Dissolution kinetics of biogenic carbonates; effects of mineralogy, microstructure, and solution chemistry
Dissolution kinetics of biogenic carbonates; effects of mineralogy, microstructure, and solution chemistry (in AAPG annual convention with divisions SEPM/EMD/DPA, Anonymous)
AAPG Bulletin (May 1982) 66 (5): 639-640
Previous models of early carbonate diagenesis assume mineralogy controls alteration sequence, with magnesian calcites dissolving more rapidly than aragonites. Results of this study indicate that: (1) mineralogic effects can be overridden by microstructure; and (2) dissolved magnesium enchances dissolution rates. The study determined laboratory dissolution rates of biogenic grains found in modern carbonate environments and evaluated the relative importance of grain mineralogy, microstructure, and solution chemistry by determining dissolution rates at various undersaturations in seawater and in freshwater solutions containing different amounts of dissolved magnesium.

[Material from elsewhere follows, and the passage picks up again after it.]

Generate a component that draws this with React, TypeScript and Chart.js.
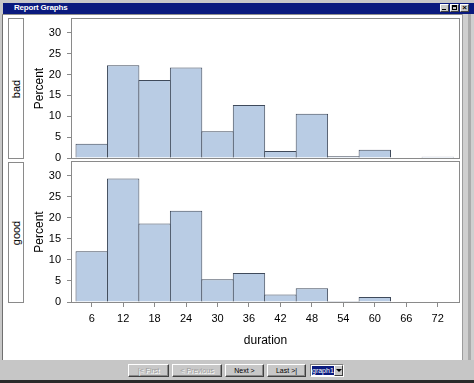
import React, { useEffect, useRef } from 'react';
import { Chart, registerables } from 'chart.js';

Chart.register(...registerables);

// ---- data ----
const durationBins = [6, 12, 18, 24, 30, 36, 42, 48, 54, 60, 66, 72];
const badPercent = [3.4, 22.2, 18.7, 21.7, 6.4, 12.7, 1.7, 10.6, 0.4, 2.0, 0, 0.3];
const goodPercent = [12.1, 29.4, 18.7, 21.7, 5.4, 6.9, 1.8, 3.3, 0.25, 1.2, 0, 0];
const xTickValues = [6, 12, 18, 24, 30, 36, 42, 48, 54, 60, 66, 72];
const yTickValues = [0, 5, 10, 15, 20, 25, 30];
const panelLabels = ['bad', 'good'];
const xAxisTitle = 'duration';
const yAxisTitle = 'Percent';
const windowTitle = 'Report Graphs';
const navButtons = ['|< First', '< Previous', 'Next >', 'Last >|'];
const graphName = 'graph1';

const X_MIN = 2.24;
const X_MAX = 76.06;
const Y_MAX = 33.3;

const FONT = "'Liberation Sans', Arial, Helvetica, sans-serif";
const FILL = '#b9cce4';
const EDGE = '#3f4a5b';
const AXIS = '#8a8a8a';

const framePlugin = {
  id: 'frame',
  afterDatasetsDraw(chart: any) {
    const { ctx, chartArea: a } = chart;
    ctx.save();
    ctx.strokeStyle = AXIS;
    ctx.lineWidth = 1;
    const l = Math.round(a.left) - 0.5;
    const t = Math.round(a.top) - 0.5;
    const r = Math.round(a.right) + 0.5;
    const b = Math.round(a.bottom) + 0.5;
    ctx.strokeRect(l, t, r - l, b - t);
    ctx.restore();
  },
};

function makeConfig(values: number[], showX: boolean): any {
  return {
    type: 'bar',
    data: {
      datasets: [
        {
          data: durationBins.map((x, i) => ({ x, y: values[i] })),
          backgroundColor: FILL,
          borderColor: EDGE,
          borderWidth: 1,
          borderSkipped: 'start',
          barPercentage: 1.03,
          categoryPercentage: 1,
        },
      ],
    },
    plugins: [framePlugin],
    options: {
      animation: false,
      responsive: false,
      maintainAspectRatio: false,
      events: [],
      layout: { padding: { left: 0, right: 5, top: 14, bottom: showX ? 0 : 14 } },
      plugins: { legend: { display: false }, tooltip: { enabled: false }, title: { display: false } },
      scales: {
        x: {
          type: 'linear',
          min: X_MIN,
          max: X_MAX,
          offset: false,
          display: showX,
          afterBuildTicks: (axis: any) => {
            axis.ticks = xTickValues.map((v) => ({ value: v }));
          },
          afterFit: (s: any) => {
            s.height = showX ? 58 : 0;
          },
          grid: { offset: false, drawOnChartArea: false, drawTicks: true, tickLength: 5, color: AXIS, lineWidth: 1 },
          border: { display: false },
          ticks: {
            autoSkip: false,
            maxRotation: 0,
            minRotation: 0,
            padding: 5,
            color: '#000',
            font: { family: FONT, size: 11 },
            callback: (v: any) => String(v),
          },
          title: {
            display: true,
            text: xAxisTitle,
            color: '#000',
            font: { family: FONT, size: 12 },
            padding: { top: 0, bottom: 12 },
          },
        },
        y: {
          type: 'linear',
          min: 0,
          max: Y_MAX,
          afterBuildTicks: (axis: any) => {
            axis.ticks = yTickValues.map((v) => ({ value: v }));
          },
          afterFit: (s: any) => {
            s.width = 48;
          },
          grid: { drawOnChartArea: false, drawTicks: true, tickLength: 5, color: AXIS, lineWidth: 1 },
          border: { display: false },
          ticks: {
            padding: 6,
            color: '#000',
            font: { family: FONT, size: 11 },
            callback: (v: any) => String(v),
          },
          title: {
            display: true,
            text: yAxisTitle,
            color: '#000',
            font: { family: FONT, size: 12 },
            padding: { top: 8, bottom: 0 },
          },
        },
      },
    },
  };
}

function Panel({ values, showX, left, top, width, height }: any) {
  const ref = useRef<HTMLCanvasElement | null>(null);
  useEffect(() => {
    if (!ref.current) return;
    const chart = new Chart(ref.current, makeConfig(values, showX));
    return () => chart.destroy();
  }, []);
  return (
    <canvas
      ref={ref}
      width={width}
      height={height}
      style={{ position: 'absolute', left, top, width, height }}
    />
  );
}

function StripLabel({ text, top }: { text: string; top: number }) {
  return (
    <div
      style={{
        position: 'absolute',
        left: 8,
        top,
        width: 16,
        height: 141,
        boxSizing: 'border-box',
        border: '1px solid #8a8a8a',
        background: '#fff',
        display: 'flex',
        alignItems: 'center',
        justifyContent: 'center',
      }}
    >
      <span
        style={{
          transform: 'rotate(-90deg)',
          whiteSpace: 'nowrap',
          font: `11px ${FONT}`,
          color: '#000',
        }}
      >
        {text}
      </span>
    </div>
  );
}

function NavButton({ left, width, text, disabled }: any) {
  return (
    <div
      style={{
        position: 'absolute',
        left,
        top: 364,
        width,
        height: 13,
        boxSizing: 'border-box',
        background: '#c8c8c8',
        borderTop: '1px solid #ffffff',
        borderLeft: '1px solid #ffffff',
        borderRight: '1px solid #404040',
        borderBottom: '1px solid #404040',
        boxShadow: 'inset -1px -1px 0 #8a8a8a',
        font: `7px ${FONT}`,
        color: disabled ? '#9c9c9c' : '#000',
        textShadow: disabled ? '1px 1px 0 #ffffff' : 'none',
        display: 'flex',
        alignItems: 'center',
        justifyContent: 'center',
        whiteSpace: 'nowrap',
        lineHeight: '11px',
      }}
    >
      {text}
    </div>
  );
}

function TitleButton({ left, kind }: { left: number; kind: string }) {
  return (
    <div
      style={{
        position: 'absolute',
        left,
        top: 4,
        width: 9,
        height: 8,
        boxSizing: 'border-box',
        background: '#c8c8c8',
        borderTop: '1px solid #fff',
        borderLeft: '1px solid #fff',
        borderRight: '1px solid #404040',
        borderBottom: '1px solid #404040',
      }}
    >
      {kind === 'min' && (
        <div style={{ position: 'absolute', left: 1, top: 4, width: 4, height: 1, background: '#000' }} />
      )}
      {kind === 'max' && (
        <div
          style={{
            position: 'absolute',
            left: 1,
            top: 0,
            width: 5,
            height: 5,
            boxSizing: 'border-box',
            border: '1px solid #000',
            borderTopWidth: 2,
          }}
        />
      )}
      {kind === 'close' && (
        <div
          style={{
            position: 'absolute',
            left: 0,
            top: -2,
            width: 7,
            textAlign: 'center',
            font: `bold 8px ${FONT}`,
            color: '#000',
            lineHeight: '10px',
          }}
        >
          ×
        </div>
      )}
    </div>
  );
}

export default function App() {
  return (
    <div
      style={{
        position: 'fixed',
        left: 0,
        top: 0,
        width: 474,
        height: 383,
        background: '#c8c8c8',
        overflow: 'hidden',
        fontFamily: FONT,
      }}
    >
      {/* title bar */}
      <div style={{ position: 'absolute', left: 3, top: 3, width: 471, height: 11, background: '#0a1a7e' }} />
      <div
        style={{
          position: 'absolute',
          left: 14,
          top: 3,
          height: 11,
          lineHeight: '11px',
          font: `bold 8px ${FONT}`,
          color: '#fff',
          whiteSpace: 'nowrap',
          letterSpacing: '-0.2px',
        }}
      >
        {windowTitle}
      </div>
      <TitleButton left={440} kind="min" />
      <TitleButton left={450} kind="max" />
      <TitleButton left={460} kind="close" />

      {/* client area */}
      <div
        style={{
          position: 'absolute',
          left: 2,
          top: 14,
          width: 460,
          height: 346,
          boxSizing: 'border-box',
          background: '#fff',
          borderLeft: '1px solid #707070',
          borderTop: '1px solid #909090',
        }}
      />
      {/* right strip */}
      <div
        style={{
          position: 'absolute',
          left: 462,
          top: 14,
          width: 12,
          height: 346,
          boxSizing: 'border-box',
          background: '#cfcfcf',
          borderLeft: '1px solid #9c9c9c',
        }}
      />
      <div style={{ position: 'absolute', left: 468, top: 14, width: 3, height: 346, background: '#ababab' }} />

      {/* bottom bar */}
      <div style={{ position: 'absolute', left: 0, top: 360, width: 474, height: 20, background: '#c6c6c6' }} />
      <div style={{ position: 'absolute', left: 0, top: 380, width: 474, height: 3, background: '#2a2a2a' }} />

      <NavButton left={128} width={41} text={navButtons[0]} disabled />
      <NavButton left={172} width={50} text={navButtons[1]} disabled />
      <NavButton left={225} width={39} text={navButtons[2]} />
      <NavButton left={267} width={39} text={navButtons[3]} />

      {/* combobox */}
      <div
        style={{
          position: 'absolute',
          left: 310,
          top: 364,
          width: 34,
          height: 13,
          boxSizing: 'border-box',
          background: '#fff',
          borderTop: '1px solid #808080',
          borderLeft: '1px solid #808080',
          borderRight: '1px solid #fff',
          borderBottom: '1px solid #fff',
        }}
      >
        <div
          style={{
            position: 'absolute',
            left: 1,
            top: 1,
            width: 22,
            height: 9,
            background: '#0a1a7e',
            color: '#fff',
            font: `7px ${FONT}`,
            lineHeight: '9px',
            whiteSpace: 'nowrap',
            overflow: 'hidden',
          }}
        >
          {graphName}
        </div>
        <div
          style={{
            position: 'absolute',
            left: 23,
            top: 0,
            width: 9,
            height: 11,
            boxSizing: 'border-box',
            background: '#c8c8c8',
            borderTop: '1px solid #fff',
            borderLeft: '1px solid #fff',
            borderRight: '1px solid #404040',
            borderBottom: '1px solid #404040',
          }}
        >
          <div
            style={{
              position: 'absolute',
              left: 1,
              top: 3,
              width: 0,
              height: 0,
              borderLeft: '3px solid transparent',
              borderRight: '3px solid transparent',
              borderTop: '3px solid #000',
            }}
          />
        </div>
      </div>

      {/* strip labels */}
      <StripLabel text={panelLabels[0]} top={18} />
      <StripLabel text={panelLabels[1]} top={162} />

      {/* panels */}
      <Panel values={badPercent} showX={false} left={24} top={5} width={440} height={167} />
      <Panel values={goodPercent} showX={true} left={24} top={148} width={440} height={212} />
    </div>
  );
}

Although aragonitic grains dissolved more rapidly than low-magnesian calcites of the same grain size, most aragonites also dissolved as fast, or faster than, magnesian calcites containing 12 to 17 mole % MgCO3. Mineralogy alone, then, is not the sole control on reactivity. Dissolution rate is also affected by microstructure. Microstructure determines the amount of surface area available for dissolution and may exert greater control over reactivity than mineralogy. For example, the porous but smooth surface of an echinoid (magnesian calcite) dissolves much more slowly than aragonitic coral and gastropod grains, which have more complex microstructures. The presence of dissolved magnesium enhances rates of dissolution, but does not strongly affect the relative reactivity between different grain types. The absolute dissolution rates show a strong progressive decrease in magnesium-depleted solutions. Thus, assumption of mineralogic control over grain reactivity during early diagenesis is an oversimplification. Microstructure and solution chemistry emerge as important variables with predictive power for modeling both porosity development and diagenetic evolution within carbonate sequences.